Exact reproduction is required for the lines bounded by the one containing "Convert this chart to Plotly code." and the one containing "import plotly.graph_objects as go", both bounds included. Print them without any pictures.

— start of Excerpted records —

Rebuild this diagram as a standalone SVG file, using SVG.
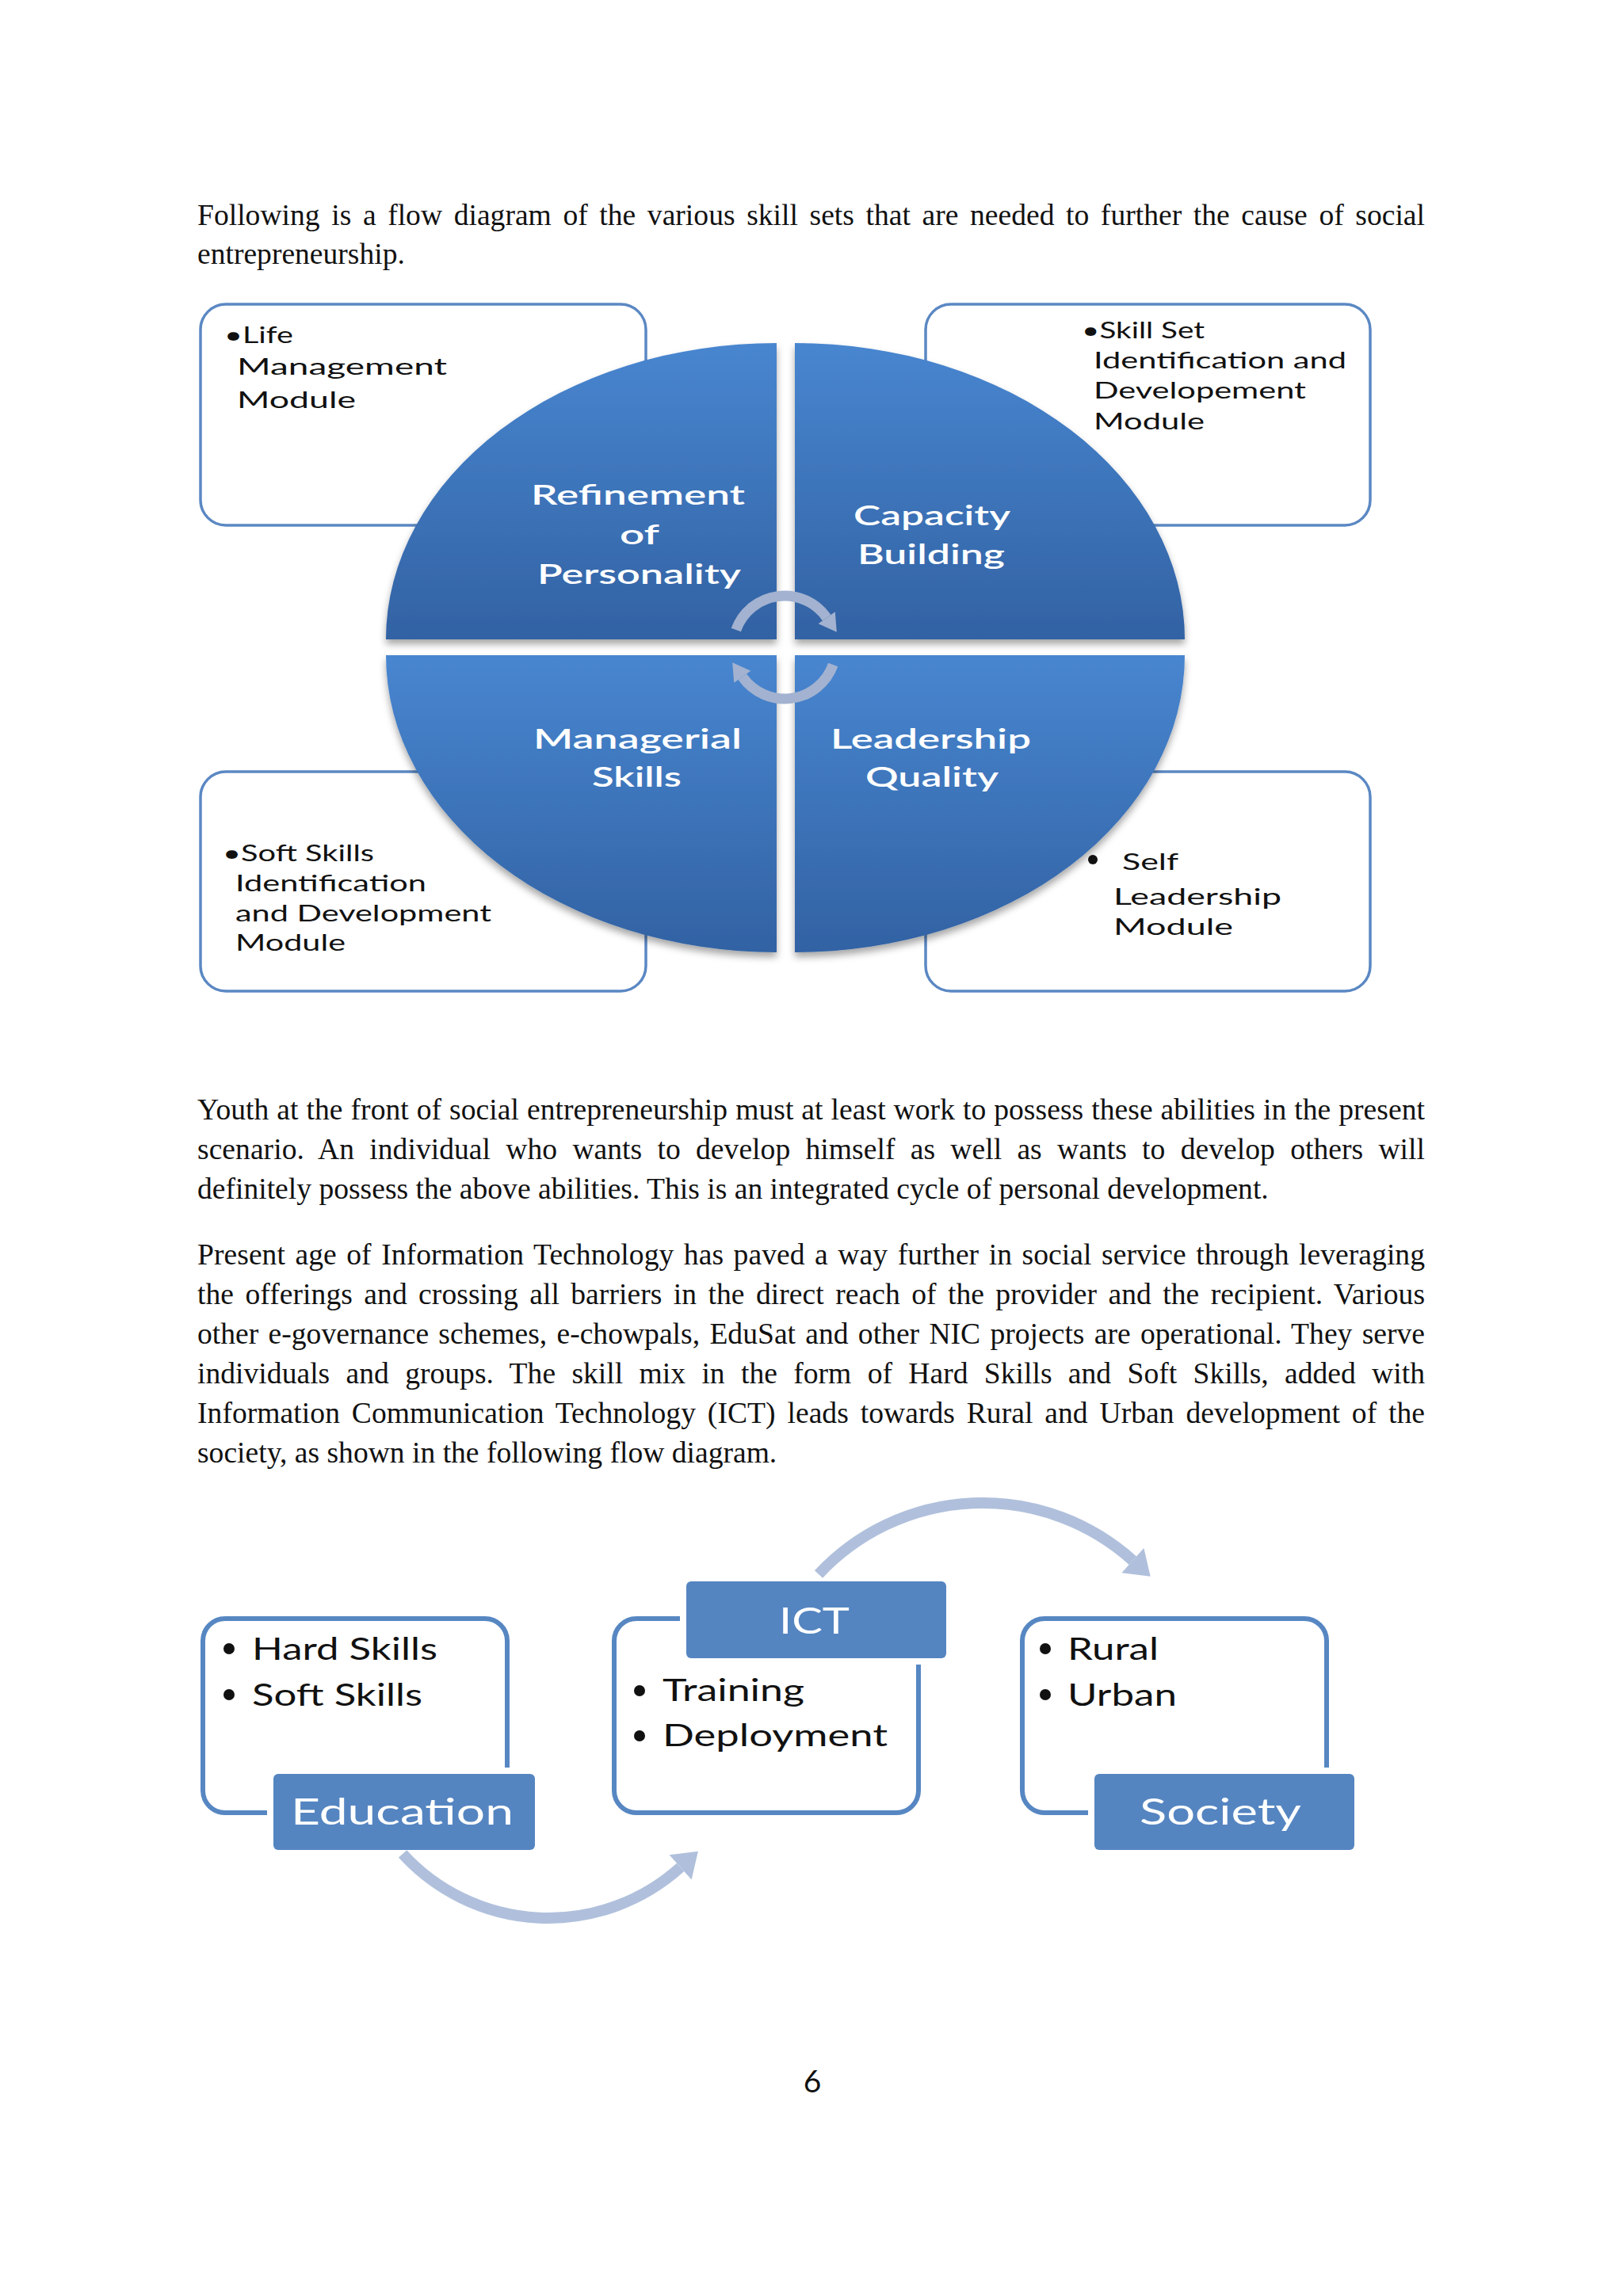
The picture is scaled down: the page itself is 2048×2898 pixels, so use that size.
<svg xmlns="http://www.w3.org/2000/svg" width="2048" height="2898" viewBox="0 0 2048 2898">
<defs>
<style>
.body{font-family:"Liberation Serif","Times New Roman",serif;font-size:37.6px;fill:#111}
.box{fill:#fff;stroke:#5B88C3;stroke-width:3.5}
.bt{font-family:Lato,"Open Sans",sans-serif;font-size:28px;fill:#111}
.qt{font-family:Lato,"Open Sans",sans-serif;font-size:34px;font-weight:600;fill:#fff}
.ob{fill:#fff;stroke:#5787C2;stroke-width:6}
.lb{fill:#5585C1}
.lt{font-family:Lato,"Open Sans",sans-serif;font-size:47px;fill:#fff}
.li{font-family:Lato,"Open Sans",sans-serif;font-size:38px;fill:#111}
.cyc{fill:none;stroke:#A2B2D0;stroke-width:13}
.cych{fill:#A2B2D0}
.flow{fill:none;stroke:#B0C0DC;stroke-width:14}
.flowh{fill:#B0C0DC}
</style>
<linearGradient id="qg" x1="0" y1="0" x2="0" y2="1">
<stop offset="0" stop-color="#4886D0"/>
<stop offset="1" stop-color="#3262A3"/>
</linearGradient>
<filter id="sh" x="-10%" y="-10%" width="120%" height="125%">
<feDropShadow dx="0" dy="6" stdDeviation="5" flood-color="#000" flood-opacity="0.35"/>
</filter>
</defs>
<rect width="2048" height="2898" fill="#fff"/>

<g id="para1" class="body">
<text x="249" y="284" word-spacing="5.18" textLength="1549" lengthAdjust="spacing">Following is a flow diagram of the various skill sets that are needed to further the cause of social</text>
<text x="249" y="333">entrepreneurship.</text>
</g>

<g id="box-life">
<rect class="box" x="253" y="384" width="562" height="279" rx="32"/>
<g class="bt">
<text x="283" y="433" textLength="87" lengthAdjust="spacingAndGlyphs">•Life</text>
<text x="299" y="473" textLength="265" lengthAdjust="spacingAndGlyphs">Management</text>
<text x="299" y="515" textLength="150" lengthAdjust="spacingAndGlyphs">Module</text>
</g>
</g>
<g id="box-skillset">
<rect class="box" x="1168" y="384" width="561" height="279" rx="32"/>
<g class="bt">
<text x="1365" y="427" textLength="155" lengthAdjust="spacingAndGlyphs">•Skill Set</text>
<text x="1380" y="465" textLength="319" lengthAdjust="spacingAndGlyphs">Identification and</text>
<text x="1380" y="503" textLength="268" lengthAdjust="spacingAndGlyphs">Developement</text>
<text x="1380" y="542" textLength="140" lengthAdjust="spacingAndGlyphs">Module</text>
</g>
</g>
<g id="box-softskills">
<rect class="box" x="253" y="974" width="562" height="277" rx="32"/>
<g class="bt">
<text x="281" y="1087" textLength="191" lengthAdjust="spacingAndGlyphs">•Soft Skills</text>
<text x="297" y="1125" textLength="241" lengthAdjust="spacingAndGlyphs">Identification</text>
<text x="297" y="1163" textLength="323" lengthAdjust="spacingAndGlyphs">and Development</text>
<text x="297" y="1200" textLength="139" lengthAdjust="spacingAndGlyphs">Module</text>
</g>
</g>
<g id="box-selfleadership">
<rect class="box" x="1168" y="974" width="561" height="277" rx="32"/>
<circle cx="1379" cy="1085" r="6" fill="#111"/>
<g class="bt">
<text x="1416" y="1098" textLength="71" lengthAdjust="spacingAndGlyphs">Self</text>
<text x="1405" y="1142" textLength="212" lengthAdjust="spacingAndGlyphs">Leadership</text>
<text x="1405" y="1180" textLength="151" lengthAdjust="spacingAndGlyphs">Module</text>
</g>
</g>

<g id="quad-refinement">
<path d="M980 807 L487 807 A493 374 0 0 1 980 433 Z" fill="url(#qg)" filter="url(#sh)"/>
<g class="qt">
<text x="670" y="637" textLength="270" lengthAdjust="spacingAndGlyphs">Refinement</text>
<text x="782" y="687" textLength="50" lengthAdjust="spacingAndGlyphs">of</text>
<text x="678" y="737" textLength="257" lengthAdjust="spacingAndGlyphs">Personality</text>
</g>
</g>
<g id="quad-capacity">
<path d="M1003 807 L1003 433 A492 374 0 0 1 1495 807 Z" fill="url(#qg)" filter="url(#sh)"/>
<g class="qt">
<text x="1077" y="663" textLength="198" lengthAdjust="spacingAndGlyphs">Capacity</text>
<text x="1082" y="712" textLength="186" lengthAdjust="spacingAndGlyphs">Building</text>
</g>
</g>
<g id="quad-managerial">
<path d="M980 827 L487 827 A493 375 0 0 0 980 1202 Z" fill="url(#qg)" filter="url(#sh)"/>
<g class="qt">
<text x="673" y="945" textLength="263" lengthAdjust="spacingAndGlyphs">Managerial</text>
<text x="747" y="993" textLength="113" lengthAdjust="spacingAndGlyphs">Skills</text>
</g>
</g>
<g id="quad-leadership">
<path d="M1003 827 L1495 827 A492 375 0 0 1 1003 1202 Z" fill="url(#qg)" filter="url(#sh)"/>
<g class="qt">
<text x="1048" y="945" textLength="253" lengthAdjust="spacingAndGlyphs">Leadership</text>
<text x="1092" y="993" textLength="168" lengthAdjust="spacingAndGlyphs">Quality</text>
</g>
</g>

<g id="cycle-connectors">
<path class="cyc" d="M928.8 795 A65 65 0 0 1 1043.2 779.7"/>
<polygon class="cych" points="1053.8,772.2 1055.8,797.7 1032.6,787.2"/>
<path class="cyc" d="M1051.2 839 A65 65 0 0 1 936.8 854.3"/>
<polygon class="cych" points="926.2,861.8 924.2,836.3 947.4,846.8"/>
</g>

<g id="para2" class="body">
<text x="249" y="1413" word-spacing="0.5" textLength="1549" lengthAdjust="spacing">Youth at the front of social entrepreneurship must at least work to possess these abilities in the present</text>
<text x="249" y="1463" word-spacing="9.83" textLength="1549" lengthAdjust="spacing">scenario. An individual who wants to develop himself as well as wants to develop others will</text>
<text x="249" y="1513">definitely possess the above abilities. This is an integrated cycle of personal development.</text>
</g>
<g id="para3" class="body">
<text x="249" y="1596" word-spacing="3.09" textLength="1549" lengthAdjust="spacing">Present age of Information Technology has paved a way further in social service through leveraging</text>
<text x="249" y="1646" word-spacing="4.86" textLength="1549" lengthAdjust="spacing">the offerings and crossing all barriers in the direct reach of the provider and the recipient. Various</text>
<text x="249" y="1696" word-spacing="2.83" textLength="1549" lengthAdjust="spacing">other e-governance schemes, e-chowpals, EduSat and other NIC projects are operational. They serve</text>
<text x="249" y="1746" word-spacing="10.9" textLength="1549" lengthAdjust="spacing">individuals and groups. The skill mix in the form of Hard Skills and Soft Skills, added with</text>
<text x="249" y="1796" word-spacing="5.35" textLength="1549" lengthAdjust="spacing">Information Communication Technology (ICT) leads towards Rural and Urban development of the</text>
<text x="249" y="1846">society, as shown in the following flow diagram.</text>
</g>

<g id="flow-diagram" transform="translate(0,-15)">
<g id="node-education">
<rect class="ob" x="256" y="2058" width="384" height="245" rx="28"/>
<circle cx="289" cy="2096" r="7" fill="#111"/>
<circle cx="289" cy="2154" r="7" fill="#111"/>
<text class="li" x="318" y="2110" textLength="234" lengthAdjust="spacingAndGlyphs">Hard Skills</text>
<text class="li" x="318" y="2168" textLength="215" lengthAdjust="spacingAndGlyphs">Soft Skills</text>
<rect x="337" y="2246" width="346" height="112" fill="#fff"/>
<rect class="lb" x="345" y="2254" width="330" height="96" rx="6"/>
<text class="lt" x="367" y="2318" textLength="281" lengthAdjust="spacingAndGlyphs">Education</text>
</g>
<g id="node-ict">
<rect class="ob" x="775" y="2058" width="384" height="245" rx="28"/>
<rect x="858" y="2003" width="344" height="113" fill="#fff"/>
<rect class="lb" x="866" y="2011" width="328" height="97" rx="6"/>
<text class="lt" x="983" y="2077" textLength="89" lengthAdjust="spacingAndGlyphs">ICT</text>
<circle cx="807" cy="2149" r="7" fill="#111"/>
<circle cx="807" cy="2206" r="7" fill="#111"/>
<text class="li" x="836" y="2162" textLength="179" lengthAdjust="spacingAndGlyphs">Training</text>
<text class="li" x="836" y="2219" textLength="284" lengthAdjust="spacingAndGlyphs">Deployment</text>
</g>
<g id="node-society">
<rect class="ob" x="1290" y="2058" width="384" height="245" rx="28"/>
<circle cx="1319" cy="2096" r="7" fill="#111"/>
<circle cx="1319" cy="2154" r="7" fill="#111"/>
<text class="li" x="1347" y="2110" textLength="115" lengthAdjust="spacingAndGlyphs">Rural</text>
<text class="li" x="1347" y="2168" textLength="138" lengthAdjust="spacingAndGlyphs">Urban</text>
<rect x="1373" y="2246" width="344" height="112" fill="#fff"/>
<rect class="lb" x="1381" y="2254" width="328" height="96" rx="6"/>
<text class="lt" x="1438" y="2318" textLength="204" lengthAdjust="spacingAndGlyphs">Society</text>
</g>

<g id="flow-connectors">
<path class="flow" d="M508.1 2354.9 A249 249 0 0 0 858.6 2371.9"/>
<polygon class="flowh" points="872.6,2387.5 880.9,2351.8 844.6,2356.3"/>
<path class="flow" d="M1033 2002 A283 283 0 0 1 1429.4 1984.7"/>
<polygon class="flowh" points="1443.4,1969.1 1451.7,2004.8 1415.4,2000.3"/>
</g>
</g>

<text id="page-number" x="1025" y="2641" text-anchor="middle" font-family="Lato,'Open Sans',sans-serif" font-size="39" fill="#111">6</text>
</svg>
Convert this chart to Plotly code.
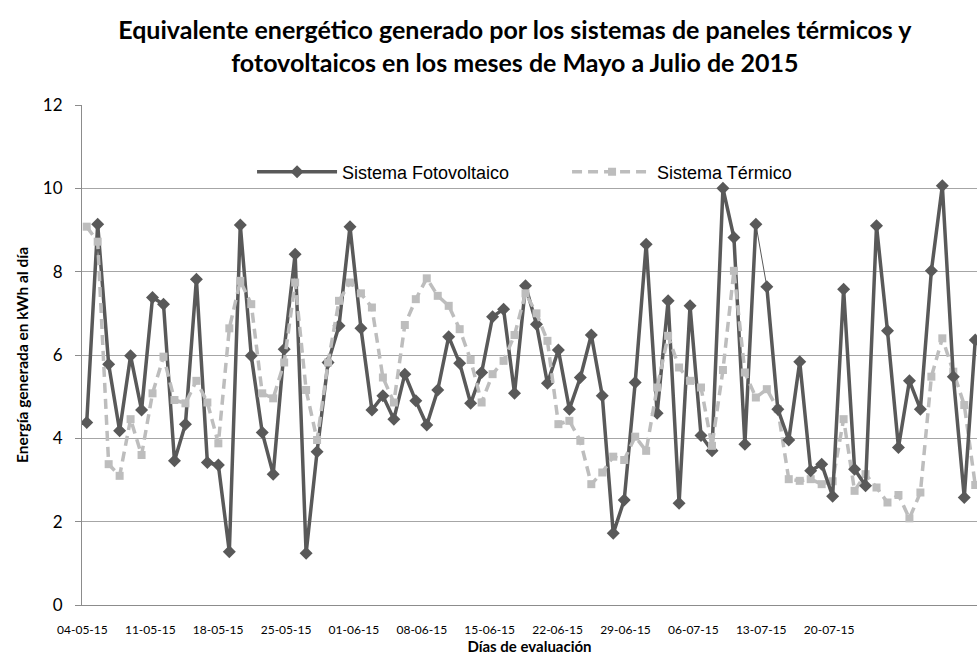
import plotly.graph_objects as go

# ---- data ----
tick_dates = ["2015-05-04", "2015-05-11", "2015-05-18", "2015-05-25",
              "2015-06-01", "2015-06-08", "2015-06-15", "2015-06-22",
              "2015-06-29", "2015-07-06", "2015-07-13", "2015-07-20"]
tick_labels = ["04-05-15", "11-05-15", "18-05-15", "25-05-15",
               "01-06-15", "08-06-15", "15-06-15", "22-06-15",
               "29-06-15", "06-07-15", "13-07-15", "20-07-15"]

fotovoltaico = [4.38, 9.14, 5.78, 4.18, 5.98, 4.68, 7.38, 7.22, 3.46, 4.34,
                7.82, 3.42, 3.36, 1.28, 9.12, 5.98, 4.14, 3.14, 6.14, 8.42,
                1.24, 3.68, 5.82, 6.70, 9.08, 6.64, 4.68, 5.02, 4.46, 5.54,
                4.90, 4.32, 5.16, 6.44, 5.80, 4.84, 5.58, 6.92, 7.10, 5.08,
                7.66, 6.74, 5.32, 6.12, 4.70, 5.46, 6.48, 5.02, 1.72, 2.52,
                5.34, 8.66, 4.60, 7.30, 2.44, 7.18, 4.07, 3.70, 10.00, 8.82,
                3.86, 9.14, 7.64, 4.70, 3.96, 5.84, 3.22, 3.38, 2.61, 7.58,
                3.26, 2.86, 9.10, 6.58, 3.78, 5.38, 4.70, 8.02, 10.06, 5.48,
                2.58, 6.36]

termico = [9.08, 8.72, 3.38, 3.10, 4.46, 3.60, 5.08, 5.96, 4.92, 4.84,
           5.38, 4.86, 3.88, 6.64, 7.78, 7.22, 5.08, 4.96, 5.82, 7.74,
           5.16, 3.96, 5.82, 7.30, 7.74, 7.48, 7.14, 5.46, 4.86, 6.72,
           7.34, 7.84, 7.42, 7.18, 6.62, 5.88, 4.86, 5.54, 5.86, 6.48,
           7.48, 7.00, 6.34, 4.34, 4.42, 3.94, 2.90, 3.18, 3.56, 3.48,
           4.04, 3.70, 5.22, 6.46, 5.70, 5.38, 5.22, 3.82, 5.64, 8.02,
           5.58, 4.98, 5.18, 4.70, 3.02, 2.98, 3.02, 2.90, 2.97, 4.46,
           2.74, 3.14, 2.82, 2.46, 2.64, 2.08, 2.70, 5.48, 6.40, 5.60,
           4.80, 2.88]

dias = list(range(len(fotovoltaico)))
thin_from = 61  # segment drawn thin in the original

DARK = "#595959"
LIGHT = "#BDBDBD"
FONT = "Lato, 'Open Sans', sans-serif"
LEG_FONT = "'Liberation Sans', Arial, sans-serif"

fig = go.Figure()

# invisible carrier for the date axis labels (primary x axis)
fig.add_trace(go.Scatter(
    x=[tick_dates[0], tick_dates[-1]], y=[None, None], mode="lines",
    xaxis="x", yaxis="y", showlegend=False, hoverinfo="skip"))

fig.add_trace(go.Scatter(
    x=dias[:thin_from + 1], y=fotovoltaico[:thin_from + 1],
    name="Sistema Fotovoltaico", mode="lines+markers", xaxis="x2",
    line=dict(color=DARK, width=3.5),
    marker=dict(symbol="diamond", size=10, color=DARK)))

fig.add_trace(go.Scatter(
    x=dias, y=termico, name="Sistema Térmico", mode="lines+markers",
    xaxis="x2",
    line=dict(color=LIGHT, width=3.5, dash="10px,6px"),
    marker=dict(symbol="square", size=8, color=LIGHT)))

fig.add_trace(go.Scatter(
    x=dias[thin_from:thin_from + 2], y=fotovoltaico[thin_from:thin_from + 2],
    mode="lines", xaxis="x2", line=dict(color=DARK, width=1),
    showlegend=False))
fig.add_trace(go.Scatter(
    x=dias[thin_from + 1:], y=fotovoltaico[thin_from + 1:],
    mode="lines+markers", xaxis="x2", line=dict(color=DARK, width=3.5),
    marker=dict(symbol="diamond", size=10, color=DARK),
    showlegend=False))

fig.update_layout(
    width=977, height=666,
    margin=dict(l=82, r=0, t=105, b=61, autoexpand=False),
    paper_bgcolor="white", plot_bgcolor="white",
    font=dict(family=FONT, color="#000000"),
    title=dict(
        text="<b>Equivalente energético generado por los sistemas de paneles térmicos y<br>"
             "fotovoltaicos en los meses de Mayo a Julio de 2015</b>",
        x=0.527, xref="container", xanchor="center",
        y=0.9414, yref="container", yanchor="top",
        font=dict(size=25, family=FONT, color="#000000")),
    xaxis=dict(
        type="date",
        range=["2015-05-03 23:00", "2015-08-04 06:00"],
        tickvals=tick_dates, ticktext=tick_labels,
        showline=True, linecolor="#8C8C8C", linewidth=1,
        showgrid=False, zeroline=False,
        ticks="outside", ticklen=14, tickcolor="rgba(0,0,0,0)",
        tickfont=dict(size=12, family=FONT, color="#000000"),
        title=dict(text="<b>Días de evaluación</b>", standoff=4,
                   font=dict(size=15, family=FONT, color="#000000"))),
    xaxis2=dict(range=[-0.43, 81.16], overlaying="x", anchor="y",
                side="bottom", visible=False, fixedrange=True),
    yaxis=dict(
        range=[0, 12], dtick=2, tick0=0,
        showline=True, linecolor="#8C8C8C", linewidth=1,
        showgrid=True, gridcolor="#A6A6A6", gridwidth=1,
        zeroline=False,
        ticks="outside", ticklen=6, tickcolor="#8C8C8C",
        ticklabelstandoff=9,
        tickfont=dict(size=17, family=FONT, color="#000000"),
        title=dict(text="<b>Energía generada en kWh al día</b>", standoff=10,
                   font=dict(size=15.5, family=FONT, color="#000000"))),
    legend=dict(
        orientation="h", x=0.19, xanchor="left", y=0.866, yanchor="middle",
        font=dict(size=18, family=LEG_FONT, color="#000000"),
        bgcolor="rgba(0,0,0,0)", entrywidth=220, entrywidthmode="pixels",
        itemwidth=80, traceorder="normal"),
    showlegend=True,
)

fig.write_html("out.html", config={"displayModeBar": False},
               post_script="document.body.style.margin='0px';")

— end of Excerpted records —

▶ [Written solution]:
Convert this chart to Plotly code.
import plotly.graph_objects as go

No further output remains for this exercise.